Называется картина “Storia dell’Ostia profanata”, что в свободном переводе значит “Рассказ об осквернении святыни”. Молодая христианка приносит еврею нечто вроде гостии или облатки - точнее облаточное тесто, приготовленное по религиозному обряду, за что получает определенную мзду. Детали делают эту сцену удивительно правдоподобной - и стоящий за конторкой еврей в красном одеянии и красной шапочке, и женщина в длинном плаще с полученным золотым в руке, и висящие на стене каббалистические изображения. Понятно, еврей, которому чужд и невнятен евхаристический язык христианства, недолго думая ставит освященное тесто на огонь, чтобы угостить семью и полакомиться самому, но из него - о ужас! - течет кровь и просачивается на улицу; солдатский дозор замечает непорядок и топором взламывает дверь, за которой стоят несчастные нехристи: потрясенный еврей глядит, не отрываясь, на кровоточащую облатку, совсем еще крошечный мальчик цепляется в ужасе за платье матери, а тот, что постарше, горько и безнадежно рыдает. Еще две сцены рассказывают о том, чем эта страшная история кончилась: на одной изображена молодая женщина с петлей на шее на фоне дерева с приставленной к нему лестницей, на другой - столб: к нему привязаны евреи, включая обоих детей, и языки пламени уже лижут их обреченные тела. На обеих сценах - кони, солдаты, палачи, зрители. И наконец, последняя, где у трупа снятой с петли женщины идет спор за ее душу между двумя ангелами и двумя чертями.
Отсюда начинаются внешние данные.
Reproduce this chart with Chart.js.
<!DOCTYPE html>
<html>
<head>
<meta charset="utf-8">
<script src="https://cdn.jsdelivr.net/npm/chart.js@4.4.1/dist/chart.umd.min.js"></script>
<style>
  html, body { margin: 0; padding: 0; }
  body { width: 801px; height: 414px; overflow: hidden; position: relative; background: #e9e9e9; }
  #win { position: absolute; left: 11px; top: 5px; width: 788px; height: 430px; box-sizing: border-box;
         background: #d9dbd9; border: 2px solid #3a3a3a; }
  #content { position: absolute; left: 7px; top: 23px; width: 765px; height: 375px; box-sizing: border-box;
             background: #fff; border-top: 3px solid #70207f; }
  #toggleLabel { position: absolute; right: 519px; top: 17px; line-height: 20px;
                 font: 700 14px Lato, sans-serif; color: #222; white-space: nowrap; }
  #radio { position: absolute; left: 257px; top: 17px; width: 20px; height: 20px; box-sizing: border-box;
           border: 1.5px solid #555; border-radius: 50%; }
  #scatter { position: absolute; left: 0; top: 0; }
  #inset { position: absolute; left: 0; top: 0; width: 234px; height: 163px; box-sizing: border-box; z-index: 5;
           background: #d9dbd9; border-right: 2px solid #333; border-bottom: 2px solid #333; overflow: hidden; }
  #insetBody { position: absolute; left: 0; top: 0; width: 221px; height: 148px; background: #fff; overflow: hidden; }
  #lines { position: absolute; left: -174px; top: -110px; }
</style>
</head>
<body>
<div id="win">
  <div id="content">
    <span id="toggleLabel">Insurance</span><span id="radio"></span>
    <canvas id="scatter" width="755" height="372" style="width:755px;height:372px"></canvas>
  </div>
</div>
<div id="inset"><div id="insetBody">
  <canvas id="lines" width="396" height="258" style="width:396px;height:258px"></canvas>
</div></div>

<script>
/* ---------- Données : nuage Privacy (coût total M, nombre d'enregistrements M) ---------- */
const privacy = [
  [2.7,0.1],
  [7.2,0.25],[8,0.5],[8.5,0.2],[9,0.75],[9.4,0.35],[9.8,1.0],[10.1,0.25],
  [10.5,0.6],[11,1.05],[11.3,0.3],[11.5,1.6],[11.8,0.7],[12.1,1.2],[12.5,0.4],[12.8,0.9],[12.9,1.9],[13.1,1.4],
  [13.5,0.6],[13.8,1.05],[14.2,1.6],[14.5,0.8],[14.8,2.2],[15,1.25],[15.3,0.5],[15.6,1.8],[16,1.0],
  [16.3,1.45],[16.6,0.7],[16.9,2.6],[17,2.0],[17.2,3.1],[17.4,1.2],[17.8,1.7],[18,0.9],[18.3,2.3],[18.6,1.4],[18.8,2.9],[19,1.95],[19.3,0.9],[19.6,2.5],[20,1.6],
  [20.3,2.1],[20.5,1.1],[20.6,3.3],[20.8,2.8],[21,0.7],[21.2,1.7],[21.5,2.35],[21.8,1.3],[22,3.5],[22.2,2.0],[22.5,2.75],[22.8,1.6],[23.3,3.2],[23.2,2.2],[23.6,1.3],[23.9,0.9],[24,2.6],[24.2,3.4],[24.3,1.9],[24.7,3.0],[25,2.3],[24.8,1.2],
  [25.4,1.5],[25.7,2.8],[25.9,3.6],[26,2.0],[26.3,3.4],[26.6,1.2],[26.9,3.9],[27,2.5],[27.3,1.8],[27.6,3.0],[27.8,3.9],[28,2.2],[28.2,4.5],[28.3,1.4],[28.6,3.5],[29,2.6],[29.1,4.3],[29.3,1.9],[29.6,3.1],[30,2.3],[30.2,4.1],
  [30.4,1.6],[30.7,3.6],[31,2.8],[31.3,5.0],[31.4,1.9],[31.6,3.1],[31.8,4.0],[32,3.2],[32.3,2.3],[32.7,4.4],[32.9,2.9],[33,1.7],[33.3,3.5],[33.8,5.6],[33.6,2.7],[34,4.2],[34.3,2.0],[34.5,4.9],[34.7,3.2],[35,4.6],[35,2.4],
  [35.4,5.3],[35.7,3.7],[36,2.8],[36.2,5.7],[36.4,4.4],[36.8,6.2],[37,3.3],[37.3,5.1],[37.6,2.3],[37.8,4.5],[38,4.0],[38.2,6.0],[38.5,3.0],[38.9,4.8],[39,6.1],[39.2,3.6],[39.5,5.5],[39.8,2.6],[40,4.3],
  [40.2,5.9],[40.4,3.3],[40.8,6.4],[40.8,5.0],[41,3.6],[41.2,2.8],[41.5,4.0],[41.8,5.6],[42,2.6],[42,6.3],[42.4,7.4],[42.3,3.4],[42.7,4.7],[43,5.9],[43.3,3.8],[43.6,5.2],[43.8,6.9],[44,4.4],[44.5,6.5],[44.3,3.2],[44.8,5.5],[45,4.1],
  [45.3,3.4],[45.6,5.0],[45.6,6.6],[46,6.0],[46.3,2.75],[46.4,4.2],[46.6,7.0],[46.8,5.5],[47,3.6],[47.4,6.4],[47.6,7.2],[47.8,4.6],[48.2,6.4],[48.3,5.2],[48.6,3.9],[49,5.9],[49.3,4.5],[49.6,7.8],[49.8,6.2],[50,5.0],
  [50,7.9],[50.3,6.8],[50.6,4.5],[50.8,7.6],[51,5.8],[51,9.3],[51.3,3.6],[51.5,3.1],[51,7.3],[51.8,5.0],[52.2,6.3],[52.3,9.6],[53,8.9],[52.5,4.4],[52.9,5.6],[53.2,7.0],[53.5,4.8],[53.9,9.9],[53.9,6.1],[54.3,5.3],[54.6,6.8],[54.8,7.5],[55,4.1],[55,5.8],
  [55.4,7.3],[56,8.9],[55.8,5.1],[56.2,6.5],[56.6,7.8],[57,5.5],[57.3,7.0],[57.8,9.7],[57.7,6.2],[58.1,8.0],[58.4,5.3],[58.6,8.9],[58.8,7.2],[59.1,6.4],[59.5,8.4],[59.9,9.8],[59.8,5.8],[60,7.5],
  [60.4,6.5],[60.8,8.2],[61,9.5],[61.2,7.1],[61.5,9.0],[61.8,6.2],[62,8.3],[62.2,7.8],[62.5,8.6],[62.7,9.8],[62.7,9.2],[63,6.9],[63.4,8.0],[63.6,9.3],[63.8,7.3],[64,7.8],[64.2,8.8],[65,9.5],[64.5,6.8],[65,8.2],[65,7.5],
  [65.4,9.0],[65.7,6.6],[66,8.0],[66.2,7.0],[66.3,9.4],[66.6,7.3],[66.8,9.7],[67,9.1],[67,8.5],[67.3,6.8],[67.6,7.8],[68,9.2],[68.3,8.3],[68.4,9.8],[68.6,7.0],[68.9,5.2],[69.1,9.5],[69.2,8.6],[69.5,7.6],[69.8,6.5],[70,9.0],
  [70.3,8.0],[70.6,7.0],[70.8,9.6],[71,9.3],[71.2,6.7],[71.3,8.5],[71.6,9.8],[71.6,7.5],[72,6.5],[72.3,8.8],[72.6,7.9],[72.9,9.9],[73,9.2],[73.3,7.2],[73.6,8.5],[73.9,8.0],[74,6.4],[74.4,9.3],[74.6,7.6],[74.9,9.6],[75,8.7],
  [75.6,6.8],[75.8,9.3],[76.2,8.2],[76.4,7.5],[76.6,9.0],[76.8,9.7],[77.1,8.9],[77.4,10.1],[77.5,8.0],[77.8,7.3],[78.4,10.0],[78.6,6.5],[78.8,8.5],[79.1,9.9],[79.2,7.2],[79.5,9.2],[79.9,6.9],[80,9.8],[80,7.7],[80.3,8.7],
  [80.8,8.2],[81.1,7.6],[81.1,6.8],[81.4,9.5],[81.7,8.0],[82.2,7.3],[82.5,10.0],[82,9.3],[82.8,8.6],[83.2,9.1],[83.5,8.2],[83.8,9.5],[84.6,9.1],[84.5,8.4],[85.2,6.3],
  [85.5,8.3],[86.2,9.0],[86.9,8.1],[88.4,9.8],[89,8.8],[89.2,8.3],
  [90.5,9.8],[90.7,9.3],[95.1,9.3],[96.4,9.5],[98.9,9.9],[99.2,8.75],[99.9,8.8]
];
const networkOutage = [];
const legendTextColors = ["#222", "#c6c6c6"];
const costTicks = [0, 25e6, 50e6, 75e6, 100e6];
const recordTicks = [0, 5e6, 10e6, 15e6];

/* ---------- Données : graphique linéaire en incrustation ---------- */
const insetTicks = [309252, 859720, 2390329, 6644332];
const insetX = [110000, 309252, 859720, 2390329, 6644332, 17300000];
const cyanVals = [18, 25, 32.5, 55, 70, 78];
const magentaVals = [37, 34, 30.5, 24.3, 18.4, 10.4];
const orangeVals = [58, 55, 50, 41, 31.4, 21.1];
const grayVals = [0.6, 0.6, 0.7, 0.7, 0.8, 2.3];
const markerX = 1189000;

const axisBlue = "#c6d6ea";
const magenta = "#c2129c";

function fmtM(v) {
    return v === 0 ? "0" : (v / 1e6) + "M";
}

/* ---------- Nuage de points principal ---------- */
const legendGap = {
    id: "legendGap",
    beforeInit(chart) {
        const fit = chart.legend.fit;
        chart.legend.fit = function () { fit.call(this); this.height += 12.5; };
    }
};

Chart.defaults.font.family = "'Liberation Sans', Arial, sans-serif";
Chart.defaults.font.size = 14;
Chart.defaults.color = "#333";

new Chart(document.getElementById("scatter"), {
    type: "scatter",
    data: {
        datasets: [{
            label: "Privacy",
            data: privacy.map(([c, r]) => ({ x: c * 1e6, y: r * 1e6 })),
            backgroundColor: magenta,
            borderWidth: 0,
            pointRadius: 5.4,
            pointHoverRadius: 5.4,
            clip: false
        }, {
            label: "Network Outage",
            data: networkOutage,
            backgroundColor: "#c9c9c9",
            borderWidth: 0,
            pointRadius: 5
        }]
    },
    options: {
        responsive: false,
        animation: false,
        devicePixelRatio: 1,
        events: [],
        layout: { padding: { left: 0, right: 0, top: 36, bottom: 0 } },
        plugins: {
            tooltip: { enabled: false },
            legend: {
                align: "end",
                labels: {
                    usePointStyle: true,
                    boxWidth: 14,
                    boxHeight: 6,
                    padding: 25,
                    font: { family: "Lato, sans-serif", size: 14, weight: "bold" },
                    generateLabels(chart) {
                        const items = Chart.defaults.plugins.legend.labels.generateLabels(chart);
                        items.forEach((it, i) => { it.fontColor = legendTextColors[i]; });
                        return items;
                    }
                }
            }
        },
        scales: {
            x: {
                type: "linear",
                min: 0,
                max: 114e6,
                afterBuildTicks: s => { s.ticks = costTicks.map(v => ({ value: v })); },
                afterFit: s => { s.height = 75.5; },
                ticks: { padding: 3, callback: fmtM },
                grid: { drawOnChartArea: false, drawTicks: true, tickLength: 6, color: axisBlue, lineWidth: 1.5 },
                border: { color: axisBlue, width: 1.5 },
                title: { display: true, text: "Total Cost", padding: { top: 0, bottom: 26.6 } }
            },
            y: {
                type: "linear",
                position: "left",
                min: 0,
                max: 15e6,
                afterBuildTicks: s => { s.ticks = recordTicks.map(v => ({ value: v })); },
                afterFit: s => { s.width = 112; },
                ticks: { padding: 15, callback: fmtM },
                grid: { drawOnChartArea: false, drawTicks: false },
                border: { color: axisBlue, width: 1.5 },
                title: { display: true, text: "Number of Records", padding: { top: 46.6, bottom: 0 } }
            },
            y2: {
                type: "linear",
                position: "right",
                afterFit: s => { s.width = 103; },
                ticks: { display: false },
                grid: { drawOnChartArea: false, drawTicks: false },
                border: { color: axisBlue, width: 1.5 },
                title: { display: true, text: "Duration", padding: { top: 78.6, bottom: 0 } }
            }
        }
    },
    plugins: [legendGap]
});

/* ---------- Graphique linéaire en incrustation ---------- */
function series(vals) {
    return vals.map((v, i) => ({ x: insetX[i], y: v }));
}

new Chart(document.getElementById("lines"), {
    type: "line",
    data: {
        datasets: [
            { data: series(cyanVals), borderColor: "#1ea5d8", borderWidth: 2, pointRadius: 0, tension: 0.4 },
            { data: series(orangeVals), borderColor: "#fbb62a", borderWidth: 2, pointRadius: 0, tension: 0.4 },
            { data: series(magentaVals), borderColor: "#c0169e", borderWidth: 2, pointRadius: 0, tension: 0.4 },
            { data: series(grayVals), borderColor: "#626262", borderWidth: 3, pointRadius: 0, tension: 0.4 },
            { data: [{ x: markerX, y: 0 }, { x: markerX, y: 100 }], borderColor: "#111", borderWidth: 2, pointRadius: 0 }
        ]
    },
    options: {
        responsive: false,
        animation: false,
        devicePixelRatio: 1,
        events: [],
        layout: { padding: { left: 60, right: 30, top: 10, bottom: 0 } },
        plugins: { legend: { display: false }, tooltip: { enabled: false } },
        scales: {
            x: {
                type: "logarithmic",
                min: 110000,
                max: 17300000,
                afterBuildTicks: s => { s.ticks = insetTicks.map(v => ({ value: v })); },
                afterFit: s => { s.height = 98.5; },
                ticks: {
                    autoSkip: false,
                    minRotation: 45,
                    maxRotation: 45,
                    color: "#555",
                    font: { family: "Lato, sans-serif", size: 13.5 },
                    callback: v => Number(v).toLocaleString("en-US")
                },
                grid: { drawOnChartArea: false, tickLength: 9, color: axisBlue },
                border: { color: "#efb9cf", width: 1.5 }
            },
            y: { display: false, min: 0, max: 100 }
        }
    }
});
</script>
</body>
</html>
Это очень эффектная картина - с композиционным ритмом ее второстепенных персонажей (солдаты, священники, прихожане, ангелы и черти), с яркими вспышками пунцовых одеяний, с рыжими кудрями еврейских детей, с подробно выписанными на задниках пейзажами. Трудно определить, что чувствовал этот страстный любитель птиц, повествуя трагический сюжет, но для меня, спустя полтысячелетия, эта картина звучит однозначно - как первое в мировом искусстве изображение кровавого навета, погрома и убийства. Точно так же, как для немцев, чей гогот до сих пор у меня в ушах - когда до них дошло, что на ней изображено. Какие, должно быть, сильные чувства у них вызвало сожжение евреев, коли они даже не обратили внимание на повешение христианки!
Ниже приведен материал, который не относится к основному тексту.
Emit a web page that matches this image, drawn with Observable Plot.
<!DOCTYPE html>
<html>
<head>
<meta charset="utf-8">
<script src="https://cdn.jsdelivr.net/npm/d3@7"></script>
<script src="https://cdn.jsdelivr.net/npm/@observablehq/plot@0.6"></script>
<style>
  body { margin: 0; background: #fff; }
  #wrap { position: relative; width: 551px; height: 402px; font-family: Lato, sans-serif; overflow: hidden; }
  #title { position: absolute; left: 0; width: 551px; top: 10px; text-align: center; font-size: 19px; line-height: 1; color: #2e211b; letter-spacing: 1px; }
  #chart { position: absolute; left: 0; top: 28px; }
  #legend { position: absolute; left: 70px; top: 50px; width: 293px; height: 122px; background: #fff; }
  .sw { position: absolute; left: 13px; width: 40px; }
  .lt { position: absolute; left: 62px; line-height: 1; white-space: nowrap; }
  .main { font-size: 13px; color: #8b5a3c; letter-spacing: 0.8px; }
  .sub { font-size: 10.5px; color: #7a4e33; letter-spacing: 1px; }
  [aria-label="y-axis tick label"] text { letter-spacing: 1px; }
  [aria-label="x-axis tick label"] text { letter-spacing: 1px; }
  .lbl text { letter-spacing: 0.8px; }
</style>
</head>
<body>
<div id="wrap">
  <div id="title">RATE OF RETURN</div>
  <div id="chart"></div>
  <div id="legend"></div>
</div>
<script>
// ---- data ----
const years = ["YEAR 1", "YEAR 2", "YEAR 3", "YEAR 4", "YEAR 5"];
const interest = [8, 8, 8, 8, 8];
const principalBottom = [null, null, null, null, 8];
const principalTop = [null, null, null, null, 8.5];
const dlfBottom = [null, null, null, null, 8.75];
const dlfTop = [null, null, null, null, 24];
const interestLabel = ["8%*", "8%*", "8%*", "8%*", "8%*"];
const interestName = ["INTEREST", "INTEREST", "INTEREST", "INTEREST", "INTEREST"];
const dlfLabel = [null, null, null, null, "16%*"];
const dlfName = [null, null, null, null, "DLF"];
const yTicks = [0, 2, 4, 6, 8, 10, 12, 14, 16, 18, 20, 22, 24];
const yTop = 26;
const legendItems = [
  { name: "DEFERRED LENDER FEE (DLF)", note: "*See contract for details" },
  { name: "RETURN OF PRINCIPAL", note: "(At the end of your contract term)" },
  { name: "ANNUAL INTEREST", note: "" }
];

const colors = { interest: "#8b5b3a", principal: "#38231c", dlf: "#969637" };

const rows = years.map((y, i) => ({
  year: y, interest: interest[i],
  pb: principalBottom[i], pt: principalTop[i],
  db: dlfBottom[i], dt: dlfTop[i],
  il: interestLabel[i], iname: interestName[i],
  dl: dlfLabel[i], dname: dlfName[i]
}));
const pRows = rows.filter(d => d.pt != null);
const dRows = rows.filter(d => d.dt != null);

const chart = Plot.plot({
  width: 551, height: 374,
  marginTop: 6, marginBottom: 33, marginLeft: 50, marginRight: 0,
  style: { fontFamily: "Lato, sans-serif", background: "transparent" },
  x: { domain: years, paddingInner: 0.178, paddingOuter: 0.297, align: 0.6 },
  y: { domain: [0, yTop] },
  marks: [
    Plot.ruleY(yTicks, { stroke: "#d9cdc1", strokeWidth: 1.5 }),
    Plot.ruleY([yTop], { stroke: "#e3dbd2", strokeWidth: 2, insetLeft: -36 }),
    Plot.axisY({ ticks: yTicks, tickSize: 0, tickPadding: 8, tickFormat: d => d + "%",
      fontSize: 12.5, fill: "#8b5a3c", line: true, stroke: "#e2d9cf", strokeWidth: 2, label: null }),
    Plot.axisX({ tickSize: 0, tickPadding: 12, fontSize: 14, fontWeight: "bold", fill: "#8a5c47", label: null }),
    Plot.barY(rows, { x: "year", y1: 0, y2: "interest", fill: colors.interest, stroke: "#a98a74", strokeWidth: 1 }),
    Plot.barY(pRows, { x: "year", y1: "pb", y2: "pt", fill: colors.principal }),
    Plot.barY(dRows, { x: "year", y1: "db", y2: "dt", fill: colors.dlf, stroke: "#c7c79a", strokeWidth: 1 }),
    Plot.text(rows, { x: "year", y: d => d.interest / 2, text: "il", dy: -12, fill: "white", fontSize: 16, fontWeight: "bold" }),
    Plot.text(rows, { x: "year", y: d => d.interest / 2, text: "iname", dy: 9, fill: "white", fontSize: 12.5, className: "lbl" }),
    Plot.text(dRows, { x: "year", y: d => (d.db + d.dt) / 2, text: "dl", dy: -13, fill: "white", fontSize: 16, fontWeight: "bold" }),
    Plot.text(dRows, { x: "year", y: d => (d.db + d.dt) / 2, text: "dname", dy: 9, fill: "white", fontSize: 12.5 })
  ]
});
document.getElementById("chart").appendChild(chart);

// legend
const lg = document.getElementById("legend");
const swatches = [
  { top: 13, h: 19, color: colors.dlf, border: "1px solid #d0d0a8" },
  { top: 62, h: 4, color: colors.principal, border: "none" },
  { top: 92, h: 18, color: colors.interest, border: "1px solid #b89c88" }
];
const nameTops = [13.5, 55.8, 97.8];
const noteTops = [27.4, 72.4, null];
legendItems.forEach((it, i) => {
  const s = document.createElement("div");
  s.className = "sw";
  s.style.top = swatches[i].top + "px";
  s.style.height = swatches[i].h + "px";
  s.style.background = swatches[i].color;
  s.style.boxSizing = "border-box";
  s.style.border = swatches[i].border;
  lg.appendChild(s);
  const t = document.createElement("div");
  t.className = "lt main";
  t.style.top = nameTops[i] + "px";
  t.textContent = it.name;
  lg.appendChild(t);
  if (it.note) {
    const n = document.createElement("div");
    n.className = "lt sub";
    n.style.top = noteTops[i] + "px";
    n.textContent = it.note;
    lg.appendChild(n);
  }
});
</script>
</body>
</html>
Можно рискнуть сказать, что мы с немцами восприняли картину Учелло одинаково, пусть и с небольшой разницей: то, что привело их в неописуемый восторг, меня - в ужас и содрогание. В любом случае наша повышенная, хоть и противоположная реакция на эту картину - лишнее доказательство, что произведение искусства может воздействовать на зрителя иначе, чем изначально замыслено автором.
Полагаю, читатель поймет, с каким облегчением возвратился я к висящей в том же зале “La Citta Ideale” (или “Сitta di Dio”, что, по-видимому, одно и то же) - архитектурной утопии, которую удалось воплотить в жизнь в своем наскальном городе великому кондотьери и гуманисту Федерико ди Монтефельтро.